§ **Raw records**:
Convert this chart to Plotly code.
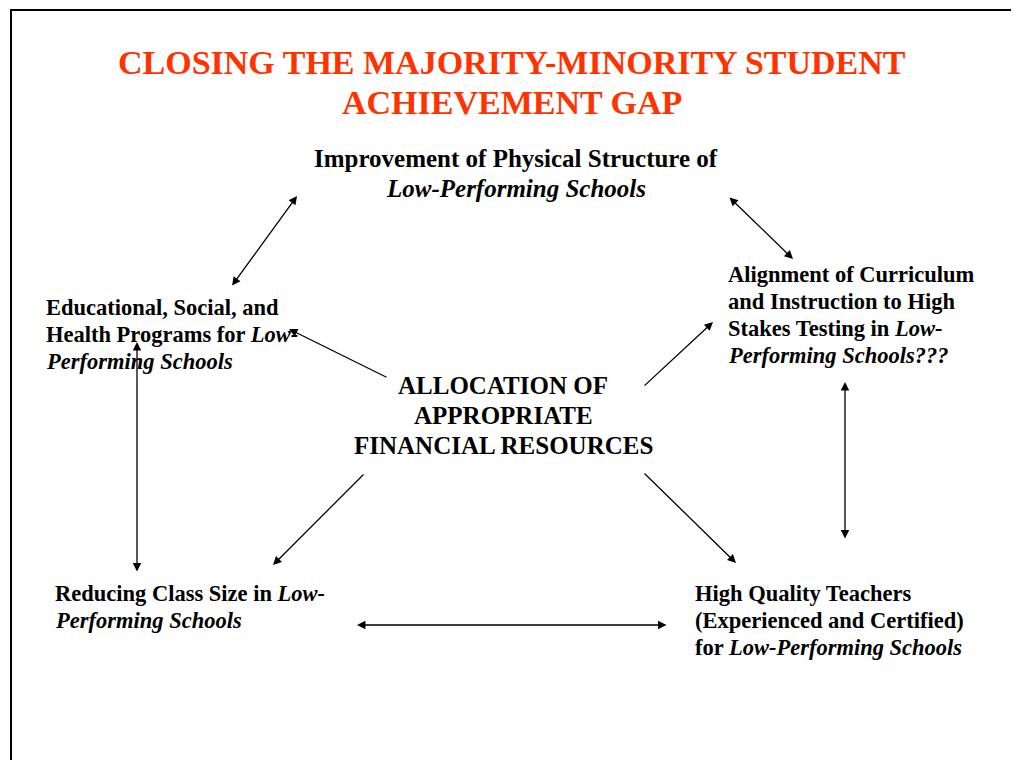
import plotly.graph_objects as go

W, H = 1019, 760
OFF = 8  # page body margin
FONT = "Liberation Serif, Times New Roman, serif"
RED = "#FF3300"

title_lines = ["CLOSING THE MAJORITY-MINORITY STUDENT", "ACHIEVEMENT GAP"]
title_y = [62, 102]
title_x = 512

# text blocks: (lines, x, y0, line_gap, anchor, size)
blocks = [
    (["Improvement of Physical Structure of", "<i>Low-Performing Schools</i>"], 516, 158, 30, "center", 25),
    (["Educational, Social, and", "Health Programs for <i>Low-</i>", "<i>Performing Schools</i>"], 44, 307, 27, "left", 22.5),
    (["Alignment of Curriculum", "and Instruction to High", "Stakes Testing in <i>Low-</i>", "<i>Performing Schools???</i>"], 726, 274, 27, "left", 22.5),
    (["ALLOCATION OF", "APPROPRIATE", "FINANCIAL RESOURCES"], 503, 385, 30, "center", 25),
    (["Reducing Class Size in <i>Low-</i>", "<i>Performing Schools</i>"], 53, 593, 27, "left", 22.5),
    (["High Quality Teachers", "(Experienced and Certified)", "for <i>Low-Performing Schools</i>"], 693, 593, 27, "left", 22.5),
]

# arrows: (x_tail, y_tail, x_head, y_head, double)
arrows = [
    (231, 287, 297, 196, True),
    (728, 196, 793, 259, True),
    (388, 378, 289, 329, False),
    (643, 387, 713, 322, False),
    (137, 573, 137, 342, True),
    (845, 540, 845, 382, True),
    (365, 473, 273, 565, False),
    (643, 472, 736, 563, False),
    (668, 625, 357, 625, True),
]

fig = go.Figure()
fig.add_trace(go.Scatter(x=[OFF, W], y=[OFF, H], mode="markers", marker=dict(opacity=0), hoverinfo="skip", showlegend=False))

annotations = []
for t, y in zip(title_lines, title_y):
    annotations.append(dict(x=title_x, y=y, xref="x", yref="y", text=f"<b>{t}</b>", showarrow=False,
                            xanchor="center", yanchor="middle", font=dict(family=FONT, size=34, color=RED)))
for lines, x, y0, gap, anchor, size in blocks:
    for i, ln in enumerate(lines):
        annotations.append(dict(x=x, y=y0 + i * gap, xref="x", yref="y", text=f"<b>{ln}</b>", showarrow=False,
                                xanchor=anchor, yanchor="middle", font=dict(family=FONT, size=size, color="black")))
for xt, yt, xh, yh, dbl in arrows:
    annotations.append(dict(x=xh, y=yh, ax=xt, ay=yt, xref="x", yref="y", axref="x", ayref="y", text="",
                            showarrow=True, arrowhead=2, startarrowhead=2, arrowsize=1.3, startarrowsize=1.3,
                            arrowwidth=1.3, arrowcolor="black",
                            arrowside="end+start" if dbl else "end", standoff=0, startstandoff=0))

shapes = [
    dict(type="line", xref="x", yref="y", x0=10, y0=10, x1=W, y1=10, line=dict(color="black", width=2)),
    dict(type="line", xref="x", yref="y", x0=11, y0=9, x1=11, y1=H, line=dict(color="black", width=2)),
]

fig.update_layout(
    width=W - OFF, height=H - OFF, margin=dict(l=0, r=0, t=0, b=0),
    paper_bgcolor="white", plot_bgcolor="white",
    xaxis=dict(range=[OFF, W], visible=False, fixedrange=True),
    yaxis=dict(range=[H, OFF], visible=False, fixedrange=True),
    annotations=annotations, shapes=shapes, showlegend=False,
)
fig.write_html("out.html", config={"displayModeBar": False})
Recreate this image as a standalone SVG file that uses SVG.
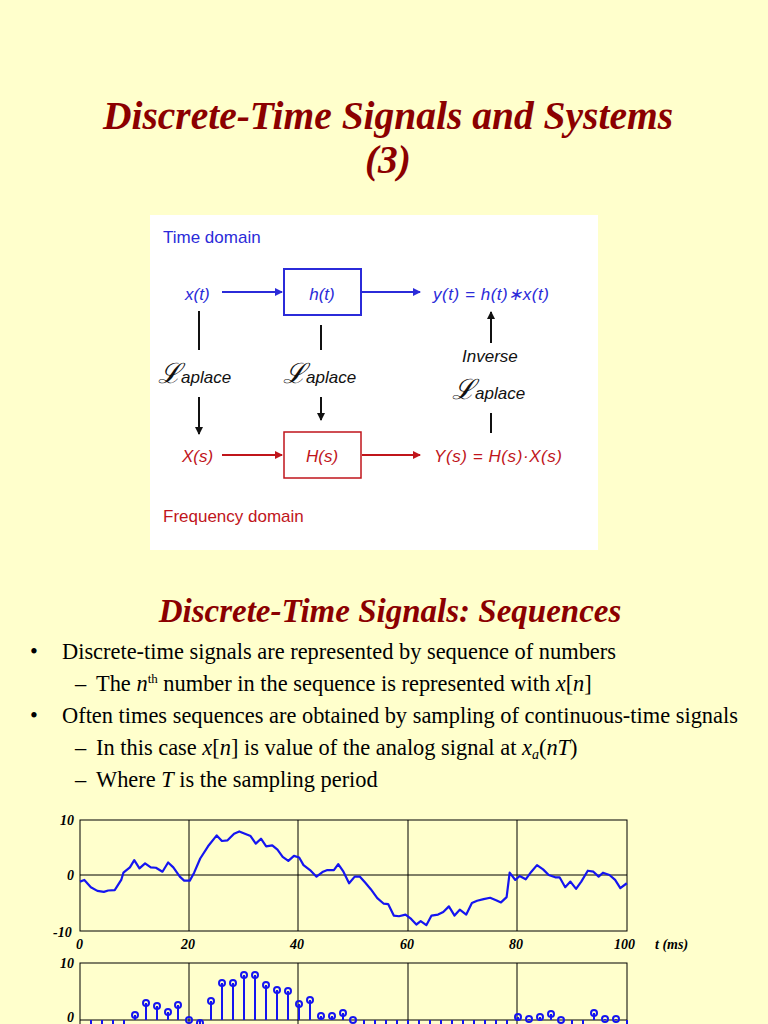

§ **Exercise brief**:
Copy every line of the listing that contains the word "this".

§ **The reply**:
Convert this chart to Plotly code.
Recreate this image as a standalone SVG file that uses SVG.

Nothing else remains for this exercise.